◆ **Given task**
Find every line of the listing below where "Reproduce" appears, and copy it.

◆ **Information shown**

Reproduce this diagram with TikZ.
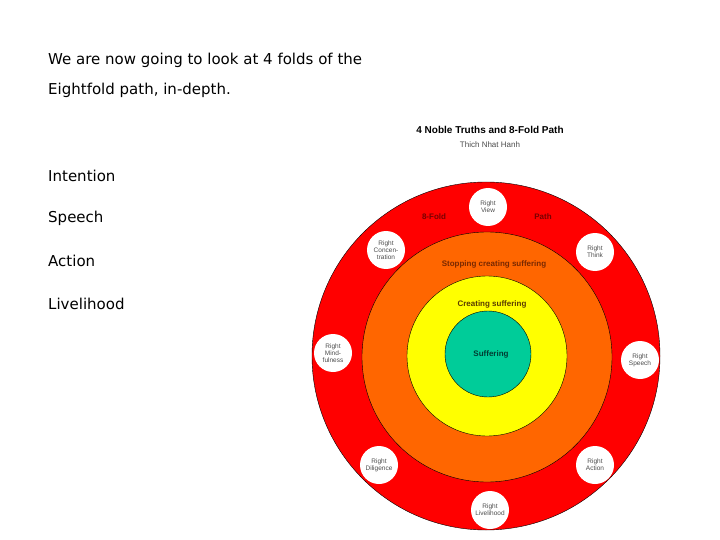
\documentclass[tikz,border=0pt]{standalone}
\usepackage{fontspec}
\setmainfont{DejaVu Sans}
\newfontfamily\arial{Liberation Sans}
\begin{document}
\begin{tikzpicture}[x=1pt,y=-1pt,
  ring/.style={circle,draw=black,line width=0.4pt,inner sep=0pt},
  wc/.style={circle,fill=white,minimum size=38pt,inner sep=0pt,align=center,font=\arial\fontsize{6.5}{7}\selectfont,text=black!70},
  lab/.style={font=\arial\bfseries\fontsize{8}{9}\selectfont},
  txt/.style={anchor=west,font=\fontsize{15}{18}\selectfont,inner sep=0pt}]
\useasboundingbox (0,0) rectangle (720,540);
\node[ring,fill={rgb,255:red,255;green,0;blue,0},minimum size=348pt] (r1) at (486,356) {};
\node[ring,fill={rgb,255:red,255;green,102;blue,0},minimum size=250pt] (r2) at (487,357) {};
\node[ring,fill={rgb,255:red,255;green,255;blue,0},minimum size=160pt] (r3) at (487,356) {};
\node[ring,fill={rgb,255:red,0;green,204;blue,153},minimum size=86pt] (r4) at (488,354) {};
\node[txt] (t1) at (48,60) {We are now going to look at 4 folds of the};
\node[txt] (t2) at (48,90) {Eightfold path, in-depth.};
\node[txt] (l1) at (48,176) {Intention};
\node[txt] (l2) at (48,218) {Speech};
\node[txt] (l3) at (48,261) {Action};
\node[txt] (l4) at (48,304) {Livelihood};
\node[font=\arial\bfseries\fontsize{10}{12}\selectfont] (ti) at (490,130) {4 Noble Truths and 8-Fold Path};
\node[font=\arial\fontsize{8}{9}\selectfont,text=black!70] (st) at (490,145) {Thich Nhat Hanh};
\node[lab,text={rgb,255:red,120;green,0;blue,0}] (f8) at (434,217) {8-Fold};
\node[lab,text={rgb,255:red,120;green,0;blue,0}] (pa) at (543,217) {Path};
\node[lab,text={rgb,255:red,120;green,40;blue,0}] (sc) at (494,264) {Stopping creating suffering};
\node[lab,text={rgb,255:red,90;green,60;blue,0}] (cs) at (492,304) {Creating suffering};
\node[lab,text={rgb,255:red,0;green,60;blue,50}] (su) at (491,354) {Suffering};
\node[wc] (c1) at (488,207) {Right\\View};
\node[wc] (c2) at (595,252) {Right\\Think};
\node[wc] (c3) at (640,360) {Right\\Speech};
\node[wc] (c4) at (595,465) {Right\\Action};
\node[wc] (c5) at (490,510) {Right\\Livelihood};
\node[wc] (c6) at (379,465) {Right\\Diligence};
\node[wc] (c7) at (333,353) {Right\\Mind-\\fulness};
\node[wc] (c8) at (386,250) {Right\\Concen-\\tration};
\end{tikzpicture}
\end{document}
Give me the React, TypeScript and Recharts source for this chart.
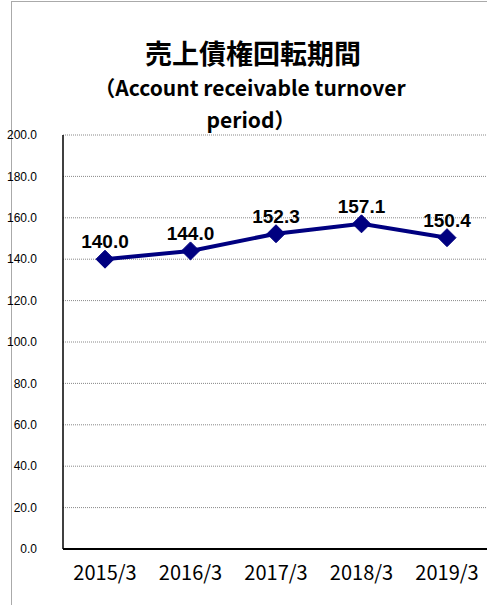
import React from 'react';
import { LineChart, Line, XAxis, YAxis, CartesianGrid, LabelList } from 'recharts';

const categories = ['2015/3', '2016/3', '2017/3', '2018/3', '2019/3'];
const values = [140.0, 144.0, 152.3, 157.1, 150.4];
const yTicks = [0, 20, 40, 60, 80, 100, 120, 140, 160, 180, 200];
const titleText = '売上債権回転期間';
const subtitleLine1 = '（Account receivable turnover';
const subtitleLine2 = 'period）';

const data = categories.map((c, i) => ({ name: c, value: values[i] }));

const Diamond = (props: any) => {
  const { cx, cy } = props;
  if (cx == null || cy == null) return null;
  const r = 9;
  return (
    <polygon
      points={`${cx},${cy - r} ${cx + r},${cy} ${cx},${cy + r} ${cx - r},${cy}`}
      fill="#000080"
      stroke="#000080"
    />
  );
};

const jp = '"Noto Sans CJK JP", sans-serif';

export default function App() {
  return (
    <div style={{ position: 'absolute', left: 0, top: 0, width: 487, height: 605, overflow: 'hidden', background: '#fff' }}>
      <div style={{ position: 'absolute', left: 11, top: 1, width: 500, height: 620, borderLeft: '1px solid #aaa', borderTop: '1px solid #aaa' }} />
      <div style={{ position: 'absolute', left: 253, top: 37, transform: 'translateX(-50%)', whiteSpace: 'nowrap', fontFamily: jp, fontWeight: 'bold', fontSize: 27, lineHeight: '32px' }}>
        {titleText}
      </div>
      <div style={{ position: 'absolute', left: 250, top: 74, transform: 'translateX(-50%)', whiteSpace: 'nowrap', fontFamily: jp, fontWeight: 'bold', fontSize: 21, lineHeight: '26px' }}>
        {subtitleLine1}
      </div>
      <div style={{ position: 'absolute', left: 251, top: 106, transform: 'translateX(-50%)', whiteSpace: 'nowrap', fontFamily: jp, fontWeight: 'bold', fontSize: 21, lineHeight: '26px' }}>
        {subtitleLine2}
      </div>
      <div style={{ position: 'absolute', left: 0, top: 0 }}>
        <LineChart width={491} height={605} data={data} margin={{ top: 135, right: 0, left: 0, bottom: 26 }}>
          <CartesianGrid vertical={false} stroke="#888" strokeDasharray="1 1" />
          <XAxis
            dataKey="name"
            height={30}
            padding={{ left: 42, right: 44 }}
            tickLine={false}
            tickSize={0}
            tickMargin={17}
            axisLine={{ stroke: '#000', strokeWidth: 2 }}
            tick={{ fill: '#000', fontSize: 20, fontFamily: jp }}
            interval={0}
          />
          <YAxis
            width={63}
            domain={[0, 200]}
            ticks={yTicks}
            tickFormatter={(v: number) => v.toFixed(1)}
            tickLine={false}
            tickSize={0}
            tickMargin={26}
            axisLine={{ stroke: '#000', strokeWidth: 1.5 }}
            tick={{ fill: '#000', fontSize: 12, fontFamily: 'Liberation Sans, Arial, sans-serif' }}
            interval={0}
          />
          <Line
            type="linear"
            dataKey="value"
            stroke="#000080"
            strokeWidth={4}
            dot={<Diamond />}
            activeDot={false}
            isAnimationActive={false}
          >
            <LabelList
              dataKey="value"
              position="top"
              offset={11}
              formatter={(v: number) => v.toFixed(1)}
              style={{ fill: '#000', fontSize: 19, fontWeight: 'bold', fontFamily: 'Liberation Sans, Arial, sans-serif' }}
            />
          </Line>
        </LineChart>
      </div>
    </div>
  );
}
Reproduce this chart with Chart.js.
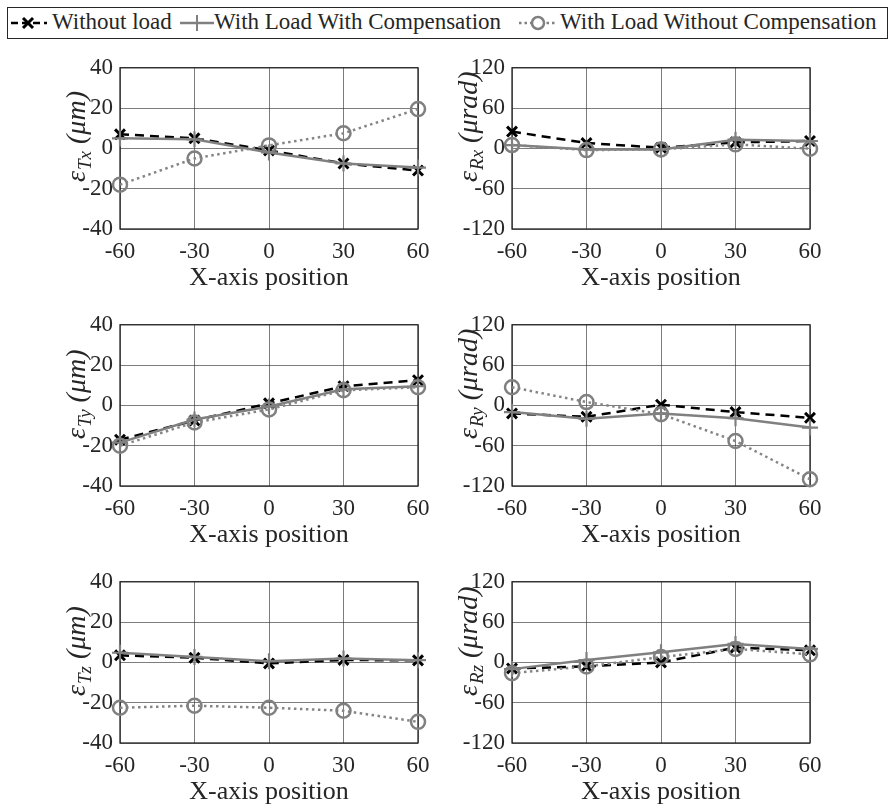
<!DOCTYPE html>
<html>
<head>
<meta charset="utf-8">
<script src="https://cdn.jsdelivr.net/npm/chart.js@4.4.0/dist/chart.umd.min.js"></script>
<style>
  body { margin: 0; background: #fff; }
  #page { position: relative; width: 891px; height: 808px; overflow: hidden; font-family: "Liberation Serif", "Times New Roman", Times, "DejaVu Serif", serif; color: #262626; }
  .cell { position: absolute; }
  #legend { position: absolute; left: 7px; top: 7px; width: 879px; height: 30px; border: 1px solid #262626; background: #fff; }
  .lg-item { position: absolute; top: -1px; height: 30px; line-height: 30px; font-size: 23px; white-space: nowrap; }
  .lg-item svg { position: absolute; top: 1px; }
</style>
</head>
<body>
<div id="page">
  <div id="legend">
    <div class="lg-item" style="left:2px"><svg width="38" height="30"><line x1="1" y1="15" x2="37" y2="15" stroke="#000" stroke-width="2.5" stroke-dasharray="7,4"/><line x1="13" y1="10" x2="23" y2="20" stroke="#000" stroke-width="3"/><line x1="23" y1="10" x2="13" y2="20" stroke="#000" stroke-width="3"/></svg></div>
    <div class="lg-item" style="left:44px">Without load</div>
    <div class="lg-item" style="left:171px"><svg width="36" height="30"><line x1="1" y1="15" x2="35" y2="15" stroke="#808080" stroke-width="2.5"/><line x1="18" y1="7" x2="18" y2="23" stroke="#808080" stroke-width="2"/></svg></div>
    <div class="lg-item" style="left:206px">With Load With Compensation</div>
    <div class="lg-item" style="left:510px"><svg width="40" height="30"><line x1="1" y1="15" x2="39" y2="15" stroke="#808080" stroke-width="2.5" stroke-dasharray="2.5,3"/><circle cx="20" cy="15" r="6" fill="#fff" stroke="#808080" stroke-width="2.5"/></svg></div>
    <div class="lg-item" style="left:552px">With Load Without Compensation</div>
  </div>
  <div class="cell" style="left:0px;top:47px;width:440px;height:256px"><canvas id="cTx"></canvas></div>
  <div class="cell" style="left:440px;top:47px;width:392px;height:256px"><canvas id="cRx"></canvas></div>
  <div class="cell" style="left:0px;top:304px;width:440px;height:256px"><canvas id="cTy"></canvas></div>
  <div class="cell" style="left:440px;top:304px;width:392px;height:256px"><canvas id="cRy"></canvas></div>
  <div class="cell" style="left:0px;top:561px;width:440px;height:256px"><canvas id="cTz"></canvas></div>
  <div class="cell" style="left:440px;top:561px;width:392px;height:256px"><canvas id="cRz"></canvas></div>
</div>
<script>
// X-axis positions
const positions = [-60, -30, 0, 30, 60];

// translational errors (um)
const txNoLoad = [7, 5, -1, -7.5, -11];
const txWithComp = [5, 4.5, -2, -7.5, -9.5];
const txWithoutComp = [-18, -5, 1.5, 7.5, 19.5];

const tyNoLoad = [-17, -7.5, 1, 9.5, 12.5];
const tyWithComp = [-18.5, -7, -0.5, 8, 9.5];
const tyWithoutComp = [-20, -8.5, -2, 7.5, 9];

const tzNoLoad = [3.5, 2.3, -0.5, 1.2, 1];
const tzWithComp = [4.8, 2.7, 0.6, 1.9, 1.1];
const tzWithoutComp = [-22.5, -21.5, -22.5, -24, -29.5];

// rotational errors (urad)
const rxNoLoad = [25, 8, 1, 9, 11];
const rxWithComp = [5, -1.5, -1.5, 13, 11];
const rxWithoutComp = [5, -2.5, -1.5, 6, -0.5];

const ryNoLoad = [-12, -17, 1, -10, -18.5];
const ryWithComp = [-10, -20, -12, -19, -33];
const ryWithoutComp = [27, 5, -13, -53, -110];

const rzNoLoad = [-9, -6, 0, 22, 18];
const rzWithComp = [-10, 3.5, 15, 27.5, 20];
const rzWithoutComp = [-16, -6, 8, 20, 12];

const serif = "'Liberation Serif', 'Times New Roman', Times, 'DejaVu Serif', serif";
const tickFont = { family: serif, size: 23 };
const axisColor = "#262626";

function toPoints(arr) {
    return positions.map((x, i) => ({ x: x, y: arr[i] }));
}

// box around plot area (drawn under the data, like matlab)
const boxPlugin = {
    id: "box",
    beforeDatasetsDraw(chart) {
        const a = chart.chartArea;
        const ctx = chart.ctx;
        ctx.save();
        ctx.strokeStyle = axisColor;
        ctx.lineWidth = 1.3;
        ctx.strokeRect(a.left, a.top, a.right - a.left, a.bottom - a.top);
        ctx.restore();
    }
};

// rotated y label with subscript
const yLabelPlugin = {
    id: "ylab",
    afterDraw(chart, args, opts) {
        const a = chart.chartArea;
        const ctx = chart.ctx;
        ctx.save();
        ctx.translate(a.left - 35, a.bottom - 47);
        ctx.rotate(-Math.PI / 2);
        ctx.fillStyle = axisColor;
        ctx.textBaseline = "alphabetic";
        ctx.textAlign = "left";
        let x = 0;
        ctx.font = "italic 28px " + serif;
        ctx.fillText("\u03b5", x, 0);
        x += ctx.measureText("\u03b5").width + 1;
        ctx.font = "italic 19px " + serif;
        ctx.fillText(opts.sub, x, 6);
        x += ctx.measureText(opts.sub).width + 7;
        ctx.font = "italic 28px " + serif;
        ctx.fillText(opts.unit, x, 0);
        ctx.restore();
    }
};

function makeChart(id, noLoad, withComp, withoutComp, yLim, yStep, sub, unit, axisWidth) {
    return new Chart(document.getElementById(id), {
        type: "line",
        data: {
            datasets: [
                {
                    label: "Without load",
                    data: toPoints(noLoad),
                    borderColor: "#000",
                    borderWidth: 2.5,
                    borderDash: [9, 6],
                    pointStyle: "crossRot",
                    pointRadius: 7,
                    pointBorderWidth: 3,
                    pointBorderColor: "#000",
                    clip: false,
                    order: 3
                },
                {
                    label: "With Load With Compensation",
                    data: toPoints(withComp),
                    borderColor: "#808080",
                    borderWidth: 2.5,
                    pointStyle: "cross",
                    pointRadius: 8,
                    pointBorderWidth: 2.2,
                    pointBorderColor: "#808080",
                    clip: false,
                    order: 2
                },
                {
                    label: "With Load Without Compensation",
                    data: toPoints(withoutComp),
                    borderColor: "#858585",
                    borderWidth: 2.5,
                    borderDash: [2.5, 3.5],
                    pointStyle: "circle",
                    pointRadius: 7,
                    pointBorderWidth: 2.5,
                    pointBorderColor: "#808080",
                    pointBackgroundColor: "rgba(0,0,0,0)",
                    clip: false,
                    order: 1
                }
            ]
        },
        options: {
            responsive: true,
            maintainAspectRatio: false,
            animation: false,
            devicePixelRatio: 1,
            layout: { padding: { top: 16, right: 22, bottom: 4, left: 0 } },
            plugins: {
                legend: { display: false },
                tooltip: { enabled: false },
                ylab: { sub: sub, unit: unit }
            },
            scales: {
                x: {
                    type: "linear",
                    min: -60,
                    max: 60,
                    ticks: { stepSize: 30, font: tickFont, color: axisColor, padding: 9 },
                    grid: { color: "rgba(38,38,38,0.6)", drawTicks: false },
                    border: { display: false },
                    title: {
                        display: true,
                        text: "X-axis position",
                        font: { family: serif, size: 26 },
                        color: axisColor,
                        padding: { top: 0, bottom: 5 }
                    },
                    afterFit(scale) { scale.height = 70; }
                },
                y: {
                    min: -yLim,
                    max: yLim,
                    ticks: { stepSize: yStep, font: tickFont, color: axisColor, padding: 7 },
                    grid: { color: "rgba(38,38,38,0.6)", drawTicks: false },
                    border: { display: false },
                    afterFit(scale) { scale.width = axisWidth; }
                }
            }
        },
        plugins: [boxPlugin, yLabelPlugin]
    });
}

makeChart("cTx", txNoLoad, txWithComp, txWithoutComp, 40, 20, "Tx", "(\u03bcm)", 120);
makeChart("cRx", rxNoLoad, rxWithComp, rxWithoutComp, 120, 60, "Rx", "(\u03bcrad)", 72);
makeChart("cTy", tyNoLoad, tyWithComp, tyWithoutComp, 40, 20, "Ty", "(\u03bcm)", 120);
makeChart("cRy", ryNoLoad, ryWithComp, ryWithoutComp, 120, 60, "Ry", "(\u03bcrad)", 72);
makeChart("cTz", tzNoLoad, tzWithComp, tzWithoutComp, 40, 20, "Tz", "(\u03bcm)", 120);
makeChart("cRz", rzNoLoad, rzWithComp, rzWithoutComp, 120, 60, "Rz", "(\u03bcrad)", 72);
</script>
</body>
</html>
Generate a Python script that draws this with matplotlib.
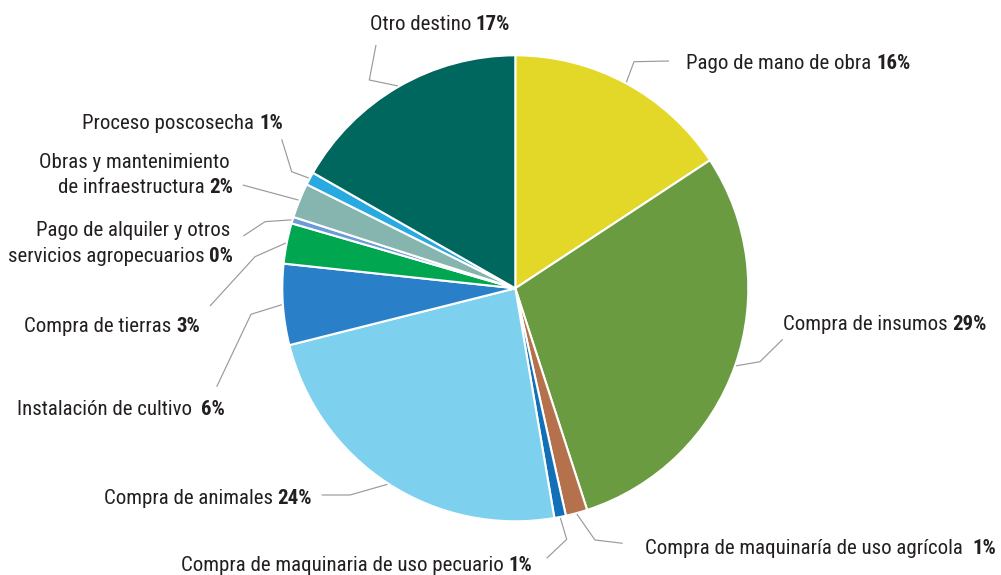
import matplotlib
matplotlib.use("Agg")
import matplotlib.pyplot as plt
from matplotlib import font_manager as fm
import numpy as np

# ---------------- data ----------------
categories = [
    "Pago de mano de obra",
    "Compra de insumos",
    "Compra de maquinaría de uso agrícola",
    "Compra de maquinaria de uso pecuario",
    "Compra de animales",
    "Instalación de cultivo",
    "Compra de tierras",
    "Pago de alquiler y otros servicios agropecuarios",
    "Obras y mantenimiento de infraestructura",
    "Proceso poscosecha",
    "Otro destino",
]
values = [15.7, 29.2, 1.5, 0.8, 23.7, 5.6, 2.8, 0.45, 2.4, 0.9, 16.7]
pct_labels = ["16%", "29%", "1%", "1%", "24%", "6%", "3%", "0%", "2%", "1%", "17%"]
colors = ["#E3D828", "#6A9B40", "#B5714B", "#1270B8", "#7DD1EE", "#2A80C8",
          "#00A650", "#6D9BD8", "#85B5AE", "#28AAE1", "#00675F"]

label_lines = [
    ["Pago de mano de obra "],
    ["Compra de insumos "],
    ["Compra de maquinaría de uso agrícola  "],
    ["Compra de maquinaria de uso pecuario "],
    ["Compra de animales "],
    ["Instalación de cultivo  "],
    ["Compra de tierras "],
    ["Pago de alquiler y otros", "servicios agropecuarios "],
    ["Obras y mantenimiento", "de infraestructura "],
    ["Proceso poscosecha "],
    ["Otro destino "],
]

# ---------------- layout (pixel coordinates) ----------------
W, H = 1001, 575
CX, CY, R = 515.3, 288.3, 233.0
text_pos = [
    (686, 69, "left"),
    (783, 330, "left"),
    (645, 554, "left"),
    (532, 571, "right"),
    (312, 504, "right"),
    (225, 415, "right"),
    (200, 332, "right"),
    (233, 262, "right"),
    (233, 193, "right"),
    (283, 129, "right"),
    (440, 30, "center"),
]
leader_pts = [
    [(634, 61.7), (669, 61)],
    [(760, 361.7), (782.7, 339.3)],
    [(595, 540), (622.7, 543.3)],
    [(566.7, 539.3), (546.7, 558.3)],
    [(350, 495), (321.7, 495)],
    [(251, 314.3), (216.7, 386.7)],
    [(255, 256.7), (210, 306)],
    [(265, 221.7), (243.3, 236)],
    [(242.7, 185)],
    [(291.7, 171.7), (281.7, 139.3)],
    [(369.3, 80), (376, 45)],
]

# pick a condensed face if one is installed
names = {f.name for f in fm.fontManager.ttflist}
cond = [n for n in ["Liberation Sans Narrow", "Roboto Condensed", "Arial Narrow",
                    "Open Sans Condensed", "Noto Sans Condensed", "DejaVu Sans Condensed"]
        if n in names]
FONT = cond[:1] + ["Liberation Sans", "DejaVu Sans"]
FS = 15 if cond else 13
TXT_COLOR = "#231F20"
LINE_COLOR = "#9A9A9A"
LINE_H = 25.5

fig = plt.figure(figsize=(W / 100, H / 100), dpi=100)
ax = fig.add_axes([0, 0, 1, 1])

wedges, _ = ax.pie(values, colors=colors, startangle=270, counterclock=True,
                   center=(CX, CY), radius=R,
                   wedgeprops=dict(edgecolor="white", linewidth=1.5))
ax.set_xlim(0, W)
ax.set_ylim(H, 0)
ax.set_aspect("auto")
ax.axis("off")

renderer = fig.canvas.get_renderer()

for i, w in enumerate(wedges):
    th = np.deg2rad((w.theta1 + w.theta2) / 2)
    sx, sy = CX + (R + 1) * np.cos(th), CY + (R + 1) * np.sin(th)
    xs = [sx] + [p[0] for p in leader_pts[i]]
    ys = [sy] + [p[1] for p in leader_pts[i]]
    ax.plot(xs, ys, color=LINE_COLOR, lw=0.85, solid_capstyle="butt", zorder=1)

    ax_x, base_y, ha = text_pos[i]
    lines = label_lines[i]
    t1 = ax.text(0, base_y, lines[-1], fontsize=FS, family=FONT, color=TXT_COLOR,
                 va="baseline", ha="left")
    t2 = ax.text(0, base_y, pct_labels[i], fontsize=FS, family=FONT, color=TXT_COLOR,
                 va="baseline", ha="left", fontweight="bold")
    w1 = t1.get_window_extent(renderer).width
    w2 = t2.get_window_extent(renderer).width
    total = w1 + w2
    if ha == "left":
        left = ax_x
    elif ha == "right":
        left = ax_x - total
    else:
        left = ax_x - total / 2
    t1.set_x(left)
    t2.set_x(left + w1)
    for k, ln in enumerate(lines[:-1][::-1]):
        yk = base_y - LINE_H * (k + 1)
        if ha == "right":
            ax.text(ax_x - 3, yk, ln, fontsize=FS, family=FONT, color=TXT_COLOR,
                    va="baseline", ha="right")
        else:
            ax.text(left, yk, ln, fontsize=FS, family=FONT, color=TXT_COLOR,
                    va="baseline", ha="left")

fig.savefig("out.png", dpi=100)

◆ **The solution**
Reproduce this diagram with TikZ.
Reproduce this chart with Chart.js.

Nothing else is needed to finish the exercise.